++++ INPUT ROWS ++++

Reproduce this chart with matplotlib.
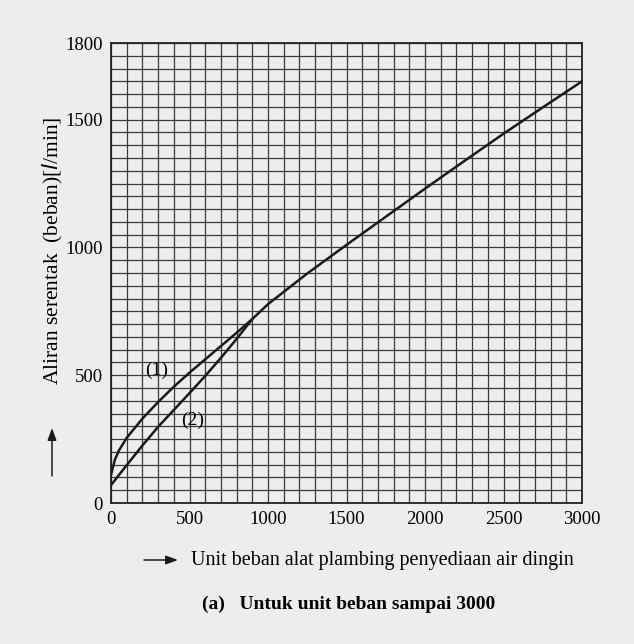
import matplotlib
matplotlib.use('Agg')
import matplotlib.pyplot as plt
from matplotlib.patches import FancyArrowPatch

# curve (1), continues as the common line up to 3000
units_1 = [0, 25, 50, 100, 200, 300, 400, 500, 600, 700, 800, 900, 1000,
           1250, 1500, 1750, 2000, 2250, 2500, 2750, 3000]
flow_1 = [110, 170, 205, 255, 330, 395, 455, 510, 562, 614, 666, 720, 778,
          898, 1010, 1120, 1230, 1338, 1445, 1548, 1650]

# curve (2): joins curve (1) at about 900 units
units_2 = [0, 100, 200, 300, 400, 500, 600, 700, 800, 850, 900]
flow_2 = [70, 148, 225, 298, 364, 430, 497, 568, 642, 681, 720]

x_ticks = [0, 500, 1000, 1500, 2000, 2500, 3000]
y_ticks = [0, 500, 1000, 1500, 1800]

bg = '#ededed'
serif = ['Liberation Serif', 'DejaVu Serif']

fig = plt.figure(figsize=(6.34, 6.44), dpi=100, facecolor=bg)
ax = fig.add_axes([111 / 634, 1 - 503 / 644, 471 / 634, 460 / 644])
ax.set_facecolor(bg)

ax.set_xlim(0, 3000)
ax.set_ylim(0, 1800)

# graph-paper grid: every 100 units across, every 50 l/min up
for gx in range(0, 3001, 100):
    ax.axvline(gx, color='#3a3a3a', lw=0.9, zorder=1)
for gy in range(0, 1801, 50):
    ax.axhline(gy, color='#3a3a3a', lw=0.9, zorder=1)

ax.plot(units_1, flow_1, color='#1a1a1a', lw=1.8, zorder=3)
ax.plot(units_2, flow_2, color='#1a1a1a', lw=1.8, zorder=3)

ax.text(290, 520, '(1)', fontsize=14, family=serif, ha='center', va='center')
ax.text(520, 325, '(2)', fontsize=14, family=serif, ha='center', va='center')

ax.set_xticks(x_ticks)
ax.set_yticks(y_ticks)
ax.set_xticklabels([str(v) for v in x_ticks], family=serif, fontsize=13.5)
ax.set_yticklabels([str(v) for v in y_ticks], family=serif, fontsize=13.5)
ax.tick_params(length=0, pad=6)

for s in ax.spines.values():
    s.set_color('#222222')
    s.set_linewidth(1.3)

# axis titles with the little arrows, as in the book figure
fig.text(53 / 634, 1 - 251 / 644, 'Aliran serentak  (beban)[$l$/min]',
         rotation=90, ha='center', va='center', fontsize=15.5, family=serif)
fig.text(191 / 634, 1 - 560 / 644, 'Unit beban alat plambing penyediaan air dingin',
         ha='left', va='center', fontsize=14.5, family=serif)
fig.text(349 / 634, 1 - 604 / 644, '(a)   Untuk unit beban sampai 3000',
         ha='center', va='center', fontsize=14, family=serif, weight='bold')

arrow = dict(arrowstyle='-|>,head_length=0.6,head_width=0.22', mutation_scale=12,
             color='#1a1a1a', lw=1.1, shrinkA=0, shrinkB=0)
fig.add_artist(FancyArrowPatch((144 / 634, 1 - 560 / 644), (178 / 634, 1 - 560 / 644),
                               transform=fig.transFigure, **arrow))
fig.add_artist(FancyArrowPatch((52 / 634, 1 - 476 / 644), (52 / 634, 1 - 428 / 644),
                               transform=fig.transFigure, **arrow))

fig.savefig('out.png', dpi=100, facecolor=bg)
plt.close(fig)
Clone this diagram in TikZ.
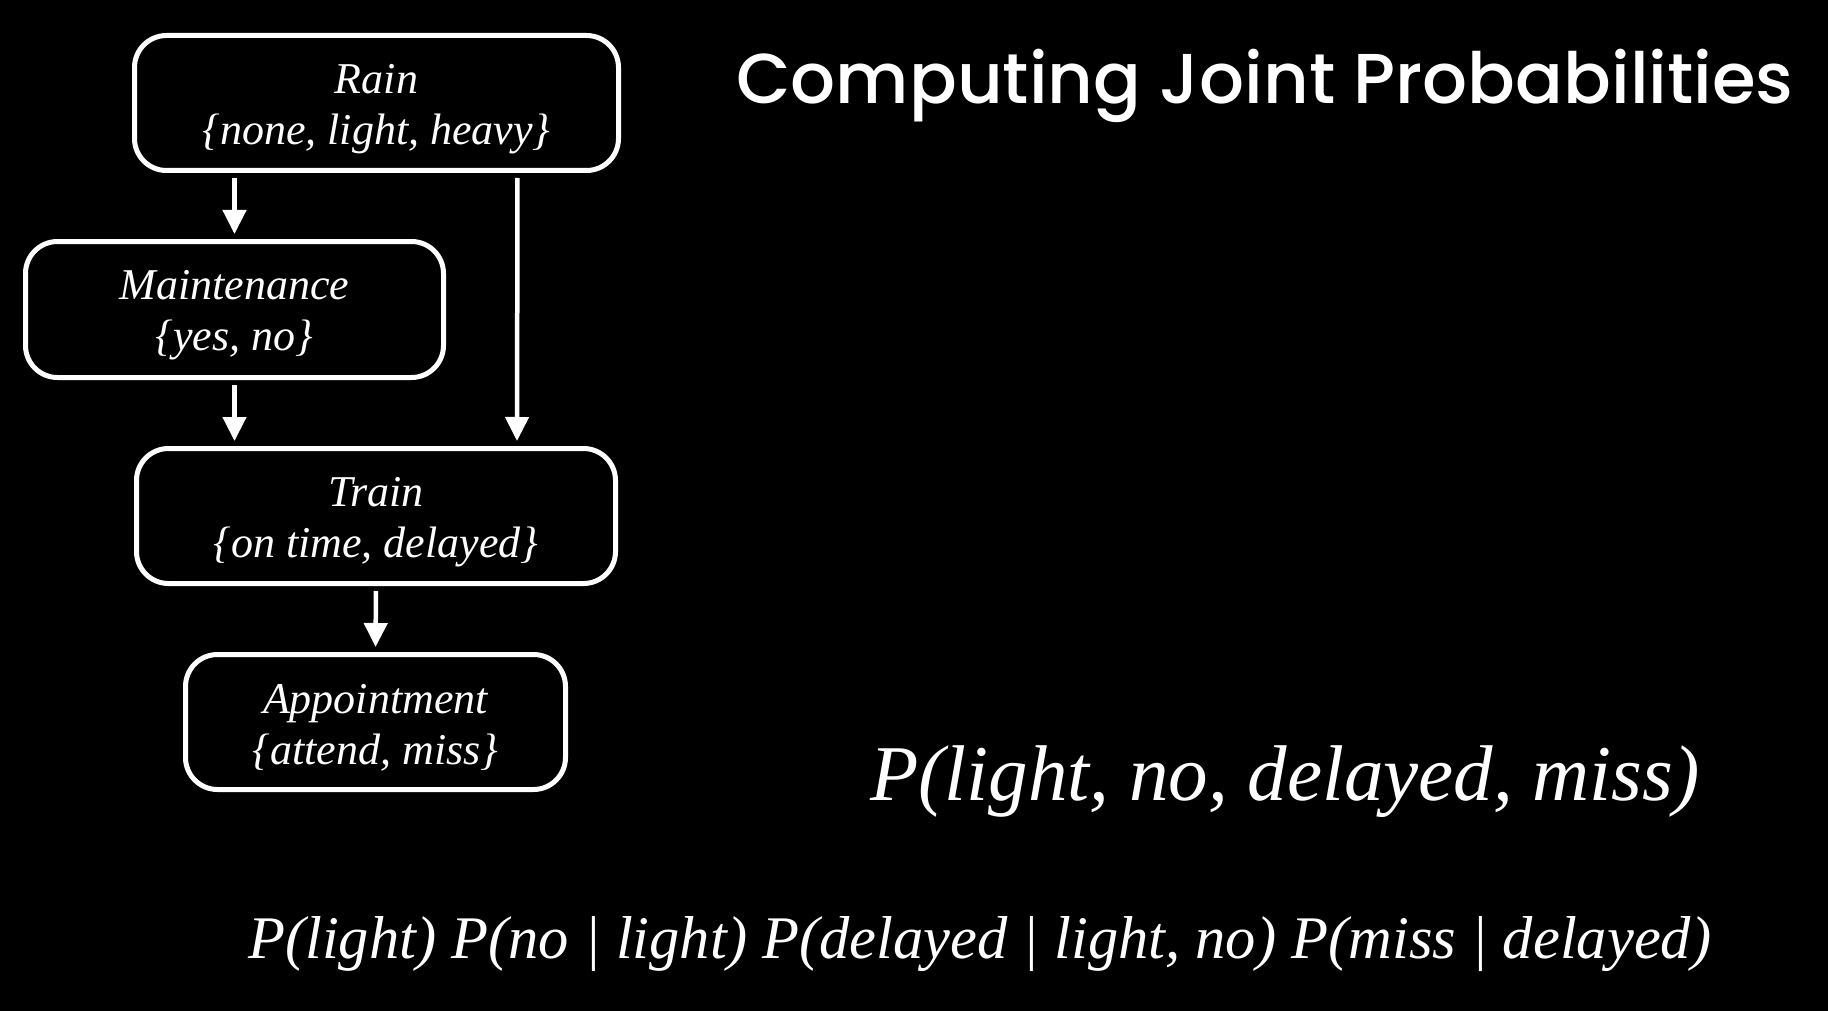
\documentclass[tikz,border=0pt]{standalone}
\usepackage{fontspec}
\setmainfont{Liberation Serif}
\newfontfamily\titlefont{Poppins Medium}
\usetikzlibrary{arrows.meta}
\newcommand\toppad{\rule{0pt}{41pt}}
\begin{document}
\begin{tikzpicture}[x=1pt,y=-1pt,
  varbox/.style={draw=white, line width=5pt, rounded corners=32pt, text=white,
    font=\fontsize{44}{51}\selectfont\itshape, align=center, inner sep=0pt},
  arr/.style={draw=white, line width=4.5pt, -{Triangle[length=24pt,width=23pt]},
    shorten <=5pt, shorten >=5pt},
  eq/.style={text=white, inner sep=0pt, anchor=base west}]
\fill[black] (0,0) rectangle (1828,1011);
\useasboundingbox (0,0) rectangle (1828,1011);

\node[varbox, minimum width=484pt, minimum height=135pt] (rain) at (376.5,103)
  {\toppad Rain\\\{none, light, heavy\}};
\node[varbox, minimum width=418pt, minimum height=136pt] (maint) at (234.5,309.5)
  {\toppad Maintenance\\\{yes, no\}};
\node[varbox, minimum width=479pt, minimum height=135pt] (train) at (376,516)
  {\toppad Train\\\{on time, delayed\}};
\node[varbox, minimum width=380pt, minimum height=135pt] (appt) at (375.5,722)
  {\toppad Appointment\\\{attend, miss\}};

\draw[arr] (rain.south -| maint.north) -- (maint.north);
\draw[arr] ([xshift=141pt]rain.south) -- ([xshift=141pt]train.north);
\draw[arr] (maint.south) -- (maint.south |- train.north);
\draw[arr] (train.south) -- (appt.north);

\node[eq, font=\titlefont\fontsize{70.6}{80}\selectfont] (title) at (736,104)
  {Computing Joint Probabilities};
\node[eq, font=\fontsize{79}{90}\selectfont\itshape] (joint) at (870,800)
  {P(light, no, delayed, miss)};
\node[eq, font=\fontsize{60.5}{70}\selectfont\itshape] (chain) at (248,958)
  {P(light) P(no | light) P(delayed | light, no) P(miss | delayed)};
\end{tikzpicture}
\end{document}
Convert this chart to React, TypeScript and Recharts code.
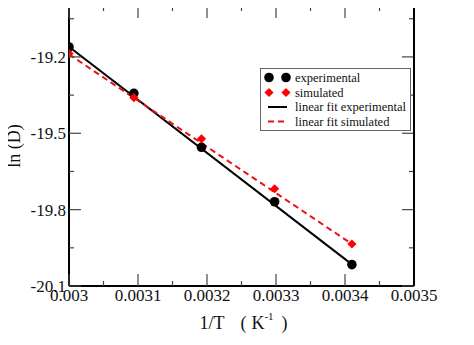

++++

> _EXERCISE REQUIREMENTS_:
Make an exact copy of the lines from the top of the material through the line with "from matplotlib.patches import", pictures excluded.

> _OUTPUT FOR THIS TASK_:
Reproduce this chart with matplotlib.
import matplotlib
matplotlib.use('Agg')
import matplotlib.pyplot as plt
from matplotlib.patches import FancyArrowPatch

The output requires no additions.